Any recommendations on going about this? Feedback/alternative suggestions on a higher-level welcome too.

Hi @sgbaird, one of the easiest ways to do this would be to look at the mp-id. We assign those sequentially, so higher mp-ids are newer materials. You could use that to figure out where to split the materials. I’m not as familiar with the specifics of how to determine when a material was first added though.

As an FYI, you’ll probably want to make sure to pull data from our new api rather than the legacy API in mapidoc. You might be able to look at the dates of the individual tasks listed in origins to see the first appearance of a material.

Good luck!

1 Like

Hey Sterling,

FYI, I frequently generate splits in time using the ICSD information, you can do this via the references attribute of the snl object that can be returned by the legacy MPRester.query. You can then parse the references attribute using pybtex and get the years. I have a script somewhere to do this - I’ll take a look and see if I can post it later today.

1 Like

Using the legacy API. This hasn’t been rigorously tested, so use with caution.

from pymatgen.ext.matproj import MPRester
from pybtex.database.input import bibtex
from tqdm import tqdm
import pybtex.errors
pybtex.errors.set_strict_mode(False)
import re

with MPRester(api_key="0wCknzBAEXuITi71") as mpr:
    data = mpr.query(
        criteria={
            "elements": "Ti", # Remove for prod
            "icsd_ids": {"$ne": []}}, 
        properties=["pretty_formula", "snl", "material_id", "icsd_ids", "e_above_hull"]
    )
for datum in tqdm(data):
    parser = bibtex.Parser()
    refs = datum["snl"].references
    refs = parser.parse_string(refs)
    entries = refs.entries
    entries_by_year = [(int(entry.fields['year']), entry) for name, entry in entries.items()
                       if 'year' in entry.fields and re.match(r'\d{4}', entry.fields['year'])]
    if entries_by_year:
        entries_by_year = sorted(entries_by_year, key=lambda x: x[0])
        first_report = {"year": entries_by_year[0][0],
                        "authors": entries_by_year[0][1].persons['author']}
        first_report['authors'] = [str(auth) for auth in first_report['authors']]
        first_report["num_authors"] = len(first_report['authors'])
        datum.update({"discovery": first_report})
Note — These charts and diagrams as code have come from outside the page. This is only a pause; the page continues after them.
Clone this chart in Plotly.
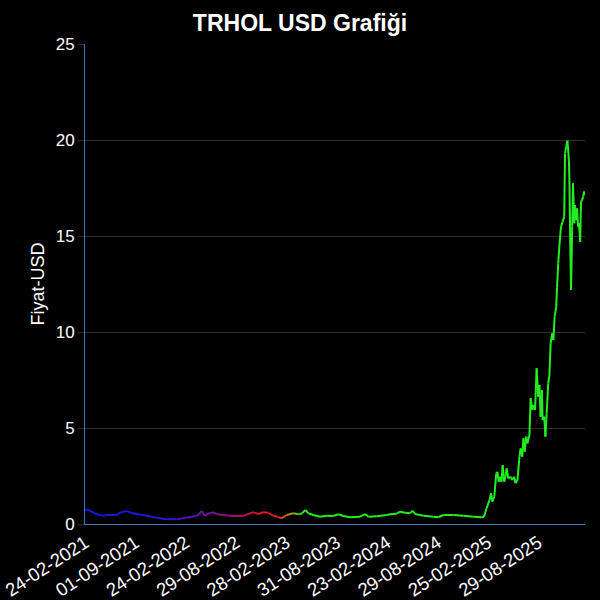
import plotly.graph_objects as go

# trading-day index of each sampled point
day_index = [0, 8, 13, 25, 42, 54, 79, 88, 95, 104, 120, 138, 154, 179, 204, 229, 254, 280, 285, 292,
             295, 300, 308, 313, 321, 330, 346, 363, 380, 396, 413, 421, 434, 446, 459, 471, 484, 492,
             505, 521, 534, 543, 551, 559, 571, 588, 605, 621, 634, 646, 663, 688, 701, 709, 730, 755,
             763, 780, 788, 801, 813, 820, 826, 847, 872, 884, 897, 922, 947, 972, 993, 998, 1005, 1012,
             1016, 1019, 1024, 1029, 1032, 1035, 1039, 1042, 1045, 1049, 1052, 1055, 1059, 1065, 1069,
             1074, 1077, 1082, 1087, 1090, 1094, 1097, 1100, 1104, 1107, 1112, 1115, 1119, 1122, 1126,
             1130, 1134, 1137, 1140, 1143, 1145, 1149, 1152, 1155, 1159, 1162, 1165, 1169, 1172, 1175,
             1179, 1181, 1184, 1187, 1191, 1195, 1199, 1201, 1204, 1207, 1209, 1211, 1212, 1214, 1216,
             1219, 1221, 1224, 1226, 1229, 1231, 1234, 1236, 1239, 1241, 1244, 1246, 1249, 1251]

price_usd = [0.73, 0.75, 0.68, 0.56, 0.42, 0.47, 0.47, 0.59, 0.62, 0.68, 0.56, 0.50, 0.43, 0.33, 0.25,
             0.25, 0.33, 0.43, 0.50, 0.68, 0.55, 0.43, 0.55, 0.56, 0.61, 0.51, 0.47, 0.43, 0.42, 0.42,
             0.56, 0.61, 0.52, 0.61, 0.58, 0.43, 0.36, 0.30, 0.47, 0.56, 0.51, 0.55, 0.73, 0.56, 0.47,
             0.38, 0.43, 0.42, 0.51, 0.42, 0.35, 0.38, 0.52, 0.38, 0.40, 0.47, 0.51, 0.54, 0.64, 0.59,
             0.56, 0.69, 0.52, 0.43, 0.38, 0.35, 0.47, 0.47, 0.43, 0.38, 0.35, 0.38, 0.82, 1.25, 1.60,
             1.16, 1.42, 2.64, 2.72, 2.20, 2.46, 2.20, 3.07, 2.20, 2.46, 2.90, 2.38, 2.46, 2.29, 2.46,
             2.12, 2.29, 3.51, 3.94, 3.51, 4.46, 3.77, 4.55, 4.20, 4.64, 6.55, 5.94, 6.20, 5.94, 8.11,
             6.63, 7.24, 5.59, 6.98, 5.42, 5.59, 4.55, 5.77, 7.33, 7.76, 9.41, 9.93, 9.58, 10.80, 11.30,
             12.30, 13.58, 14.53, 15.48, 15.75, 16.00, 19.30, 19.65, 19.97, 19.48, 18.80, 17.92, 14.79,
             12.19, 15.48, 17.74, 15.66, 16.61, 15.83, 16.44, 15.48, 15.66, 14.70, 16.79, 16.88, 17.05,
             17.32, 17.14]

tick_index = [0, 126, 252, 378, 504, 630, 756, 882, 1008, 1134]
tick_labels = ["24-02-2021", "01-09-2021", "24-02-2022", "29-08-2022", "28-02-2023",
               "31-08-2023", "23-02-2024", "29-08-2024", "25-02-2025", "29-08-2025"]

# colour stops for the gradient line (day index -> colour)
color_stops = [(0, (21, 21, 216)), (180, (26, 26, 216)), (260, (80, 16, 192)), (310, (122, 16, 160)),
               (400, (176, 16, 90)), (450, (224, 26, 26)), (480, (224, 32, 16)), (500, (208, 96, 16)),
               (520, (144, 160, 32)), (545, (48, 224, 32)), (560, (34, 238, 34)), (1300, (34, 238, 34))]


def color_at(v):
    for (a, ca), (b, cb) in zip(color_stops[:-1], color_stops[1:]):
        if a <= v <= b:
            t = (v - a) / (b - a) if b > a else 0
            c = [round(ca[k] + (cb[k] - ca[k]) * t) for k in range(3)]
            return f"rgb({c[0]},{c[1]},{c[2]})"
    return "rgb(34,238,34)"


fig = go.Figure()
for i in range(len(day_index) - 1):
    mid = (day_index[i] + day_index[i + 1]) / 2
    fig.add_trace(go.Scatter(
        x=day_index[i:i + 2], y=price_usd[i:i + 2], mode="lines",
        line=dict(color=color_at(mid), width=2), showlegend=False, hoverinfo="skip"))

font_family = "Liberation Sans, Arial, sans-serif"
axis_blue = "#3d7ab5"
grid = "#2c2c2c"

W = H = 600

fig.update_layout(
    width=W, height=H,
    paper_bgcolor="black", plot_bgcolor="black",
    margin=dict(l=85, r=15, t=44, b=76),
    font=dict(family=font_family, color="white"),
    title=dict(text="<b>TRHOL USD Grafiği</b>", x=0.5, xanchor="center", y=1 - 23 / H,
               yanchor="middle", yref="container", font=dict(size=23, color="white")),
    xaxis=dict(range=[0, 1251], tickmode="array", tickvals=tick_index, ticktext=tick_labels,
               tickangle=-33, showgrid=False, zeroline=False, showline=True, linecolor=axis_blue,
               linewidth=1, ticks="", tickfont=dict(size=18.5, color="white"), automargin=False,
               ticklabeloverflow="allow"),
    yaxis=dict(range=[0, 25], dtick=5, showgrid=True, gridcolor=grid, zeroline=False,
               showline=True, linecolor=axis_blue, linewidth=1, ticks="outside", ticklen=6,
               tickcolor=grid, tickfont=dict(size=17, color="white"), automargin=False,
               title=dict(text="Fiyat-USD", font=dict(size=18, color="white"), standoff=6)),
)

fig.write_html("out.html", config={"displayModeBar": False},
               post_script="document.body.style.margin='0';")
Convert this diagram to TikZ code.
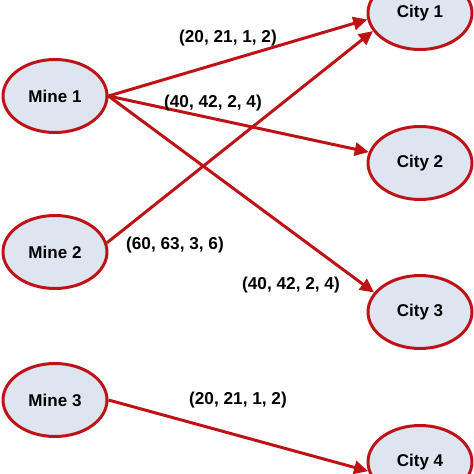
\documentclass[tikz,border=0pt]{standalone}
\usepackage{fontspec}
\setmainfont{Liberation Sans}
\usepackage{tikz}
\usetikzlibrary{arrows.meta, positioning, shapes.geometric}
\usepackage{xcolor}
\definecolor{minered}{RGB}{190,18,22}
\definecolor{minefill}{RGB}{221,229,241}

\begin{document}
\begin{tikzpicture}[x=0.02cm, y=0.02cm,
    site/.style={ellipse, draw=minered, fill=minefill, line width=1.7pt,
                 minimum width=2.08cm, minimum height=1.46cm, inner sep=0pt,
                 font=\fontsize{9.7}{11}\selectfont\bfseries},
    route/.style={draw=minered, line width=1.7pt,
                  -{Triangle[length=8pt, width=7.5pt]}},
    cost/.style={font=\fontsize{9.8}{11}\selectfont\bfseries, inner sep=1pt}]
  \useasboundingbox (0,0) rectangle (474,474);
  % Mines on the left
  \foreach \i/\y in {1/378, 2/222, 3/74} {
    \node[site] (mine\i) at (55,\y) {Mine \i};
  }
  % Cities on the right
  \foreach \i/\y in {1/461, 2/311, 3/162, 4/12} {
    \node[site] (city\i) at (420,\y) {City \i};
  }
  % Shipping routes
  \draw[route] (mine1.east) -- (city1.187);
  \draw[route] (mine1.east) -- (city2.168);
  \draw[route] (mine1.east) -- (city3.157);
  \draw[route] (mine2.10)   -- (city1.201);
  \draw[route] (mine3.east) -- (city4.190);
  % Route labels
  \node[cost] (l11) at (228,436) {(20, 21, 1, 2)};
  \node[cost] (l12) at (213,371) {(40, 42, 2, 4)};
  \node[cost] (l21) at (175,229) {(60, 63, 3, 6)};
  \node[cost] (l13) at (291,189) {(40, 42, 2, 4)};
  \node[cost] (l34) at (238,74)  {(20, 21, 1, 2)};
\end{tikzpicture}
\end{document}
I imagine there’s a better way to do this with the new api, but wasn’t immediately obvious to me with the snl, etc.

1 Like

Both of these ideas are great, thank you @rkingsbury and @Joseph_Montoya!

@rkingsbury that makes a lot of sense that MPIDs would be assigned sequentially and would certainly be the most straightforward approach. Thanks! Great suggestion about converting over to the new API. The directions in the " Accessing Data" section seem pretty straightforward.
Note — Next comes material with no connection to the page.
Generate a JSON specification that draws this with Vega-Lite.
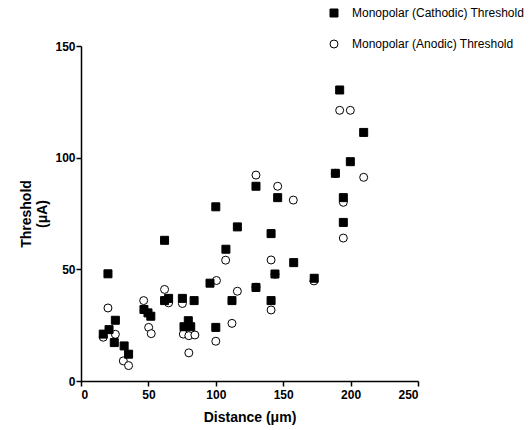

@Joseph_Montoya thanks for sharing the script! It looks like the DOIs section might do the trick, as it has a bibtex field.

Also, just noticed the Execute button on the new API Docs. Very cool! Makes it easy to know exactly what to expect from each field.

1 Like

Having some trouble getting the bibtex entries that contain ICSD tags using the new API.

For now, thinking I’ll use the theoretical field to filter down to experimental and then use the corresponding material_id-s as in:

from tqdm import tqdm
with MPRester(api_key) as mpr:
    provenance_results = [mpr.provenance.get_data_by_id(mid) for mid in tqdm(material_id)]

Since mpr.provenance.query() doesn’t seem to be functioning, though get_data_by_id() will be much slower and clog up the terminal output.

@rkingsbury any suggestions?

EDIT: resolved this in `ProvenanceRester`: query parameters which cannot be used: `nsites`, `elements` even though in `mpr.provenance.available_fields` · Issue #613 · materialsproject/api · GitHub by retrieving all ProvenanceDoc-s and cross-referencing against the experimental materials IDs.

Any REFs I should cite that use these kinds of time-splits?

We used this kind of time split in the final case in our recent paper on multi-fidelity active learning.

https://www.nature.com/articles/s41598-022-08413-8

1 Like

I’ve been reading through this. Very nice work, and very timely for me as I was planning to do a brief follow-up study to Effect of reducible and irreducible search space representations on adaptive design efficiency: a case study on maximizing packing fraction for solid rocket fuel propellant simulations | Materials Science | ChemRxiv | Cambridge Open Engage. Will be sure to cite.